Along the way, as the exhibition shows, Saville designed five seasons of catalogues for Yamamoto, and the latter’s ‘wooden dress’ is hanging in the second gallery. I’m not sure about Yamamoto: Saville wanted to ‘lionise the work’, as he said at the time, but I think there’s something too familiar at the heart of these layouts, which often seem to depend on stock images. For somebody so interested in refinement and Modernism, Saville never seems desexualised, and never emotionless. The best parts of this exhibition show a commitment to the adventure, to sensing modern things, mixing moods, feeling alive and solving problems.
It all comes down, though, for me, to the record sleeves. The sleeves are the thing. Against a background of Yves Klein blue, a golden leaf floats down, or is suspended, on the cover for the 1987 New Order single ‘True Faith’. It was the great song of that year, and the artwork seemed even at the time to distil the moment’s optimism, yet it also slowed everything down to let Saville-style contemplation sneak over the noise of everything that was happening that summer. And what was happening, really, was drugs, the new drugs soon to be taken up by young people in every corner of Britain.
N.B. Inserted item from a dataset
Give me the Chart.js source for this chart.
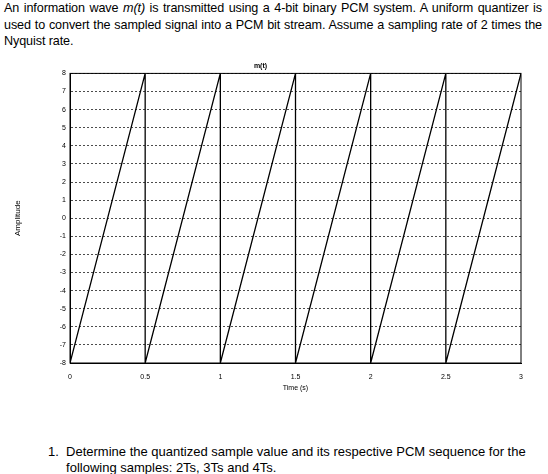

Saville has always been an interlocutor, not a preacher, and his designs of this period underscore and eventually describe a new mood in the country’s towns and fields and underpasses.
The actual leaves used for the ‘True Faith’ shoot are in a cardboard box in the Design Museum. In other parts of the gallery are artworks that set the tone for later bands, the leatherette glamour of Pulp and Suede, but it is the leaf that stays in my mind. It’s amazing, the continuing, personal-seeming drama of pop culture. The golden leaf is now under glass, and you feel certain that if you touched it, it would crumble away to nothing.